**Given instruction**:
Extract the lines from the start through the line that holds "from matplotlib.lines import Line2D", both included, omitting all images.

— Begin Available data —

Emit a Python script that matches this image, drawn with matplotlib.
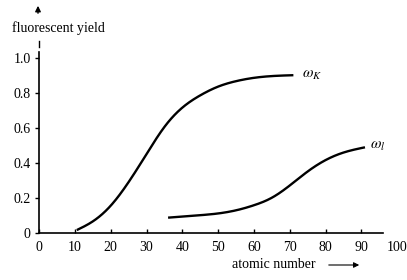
import matplotlib
matplotlib.use("Agg")
import matplotlib.pyplot as plt
import numpy as np
from matplotlib.lines import Line2D

# Data
k_z = [10.5, 15, 20, 25, 30, 35, 40, 45, 50, 55, 60, 65, 71]
k_w = [0.015, 0.065, 0.155, 0.29, 0.45, 0.605, 0.715, 0.785, 0.835, 0.866, 0.885, 0.895, 0.90]
l_z = [36, 45, 50, 55, 60, 65, 70, 75, 80, 85, 91]
l_w = [0.086, 0.10, 0.11, 0.128, 0.157, 0.20, 0.27, 0.35, 0.415, 0.458, 0.488]
x_ticks = [0, 10, 20, 30, 40, 50, 60, 70, 80, 90, 100]
y_ticks = [0, 0.2, 0.4, 0.6, 0.8, 1.0]
y_tick_labels = ["0", "0.2", "0.4", "0.6", "0.8", "1.0"]

plt.rcParams['font.family'] = ['Liberation Serif', 'DejaVu Serif']
plt.rcParams['mathtext.fontset'] = 'stix'

W, H = 407, 280
fig = plt.figure(figsize=(W / 100, H / 100), dpi=100)
left = 39.2 / W
right = (39.2 + 358) / W
bottom = (H - 232.7) / H
top = 1 - 40.2 / H
ax = fig.add_axes([left, bottom, right - left, top - bottom])
ax.set_xlim(0, 100)
ax.set_ylim(0, 1.1)

def spline(xs, ys, n=400):
    xs = np.asarray(xs, float); ys = np.asarray(ys, float)
    N = len(xs); h = np.diff(xs)
    A = np.zeros((N, N)); b = np.zeros(N)
    A[0, 0] = 1; A[-1, -1] = 1
    for i in range(1, N - 1):
        A[i, i - 1] = h[i - 1]; A[i, i] = 2 * (h[i - 1] + h[i]); A[i, i + 1] = h[i]
        b[i] = 6 * ((ys[i + 1] - ys[i]) / h[i] - (ys[i] - ys[i - 1]) / h[i - 1])
    M = np.linalg.solve(A, b)
    xx = np.linspace(xs[0], xs[-1], n)
    idx = np.clip(np.searchsorted(xs, xx) - 1, 0, N - 2)
    x0 = xs[idx]; x1 = xs[idx + 1]; hh = h[idx]
    yy = (M[idx] * (x1 - xx)**3 / (6 * hh) + M[idx + 1] * (xx - x0)**3 / (6 * hh)
          + (ys[idx] / hh - M[idx] * hh / 6) * (x1 - xx)
          + (ys[idx + 1] / hh - M[idx + 1] * hh / 6) * (xx - x0))
    return xx, yy

kx, ky = spline(k_z, k_w)
lx, ly = spline(l_z, l_w)
ax.plot(kx, ky, color='black', lw=1.7, solid_capstyle='butt')
ax.plot(lx, ly, color='black', lw=1.7, solid_capstyle='butt')

ax.text(73.5, 0.90, r'$\omega_K$', fontsize=11, va='center', ha='left')
ax.text(92.5, 0.49, r'$\omega_l$', fontsize=11, va='center', ha='left')

for s in ['top', 'right']:
    ax.spines[s].set_visible(False)
ax.spines['left'].set_bounds(0, 1.03)
ax.spines['bottom'].set_bounds(0, 96)
ax.spines['left'].set_linewidth(1.2)
ax.spines['bottom'].set_linewidth(1.2)

ax.set_xticks(x_ticks)
ax.set_xticklabels([str(v) for v in x_ticks], fontsize=10)
ax.set_yticks(y_ticks)
ax.set_yticklabels(y_tick_labels, fontsize=10)
ax.tick_params(axis='x', direction='in', length=3, width=1, pad=6)
ax.tick_params(axis='y', direction='out', length=3, width=1, pad=3)
ax.xaxis.get_major_ticks()[-1].tick1line.set_visible(False)

# broken axis segment above 1.0 and arrow
fig.add_artist(Line2D([left, left], [1 - 41 / H, 1 - 47 / H], color='black', lw=1.0,
                      transform=fig.transFigure))
fig.text(12 / W, 1 - 28 / H, 'fluorescent yield', fontsize=10, va='center', ha='left')
ax.annotate('', xy=(38 / W, 1 - 3 / H), xytext=(38 / W, 1 - 16 / H),
            xycoords='figure fraction', textcoords='figure fraction',
            arrowprops=dict(arrowstyle='-|>', color='black', lw=1.0, mutation_scale=8))

fig.text(232 / W, 1 - 265 / H, 'atomic number', fontsize=10, va='center', ha='left')
ax.annotate('', xy=(362 / W, 1 - 265 / H), xytext=(326 / W, 1 - 265 / H),
            xycoords='figure fraction', textcoords='figure fraction',
            arrowprops=dict(arrowstyle='-|>', color='black', lw=0.8, mutation_scale=8))

fig.savefig('out.png', dpi=100)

— End Available data —

**Full solution**:
Emit a Python script that matches this image, drawn with matplotlib.
import matplotlib
matplotlib.use("Agg")
import matplotlib.pyplot as plt
import numpy as np
from matplotlib.lines import Line2D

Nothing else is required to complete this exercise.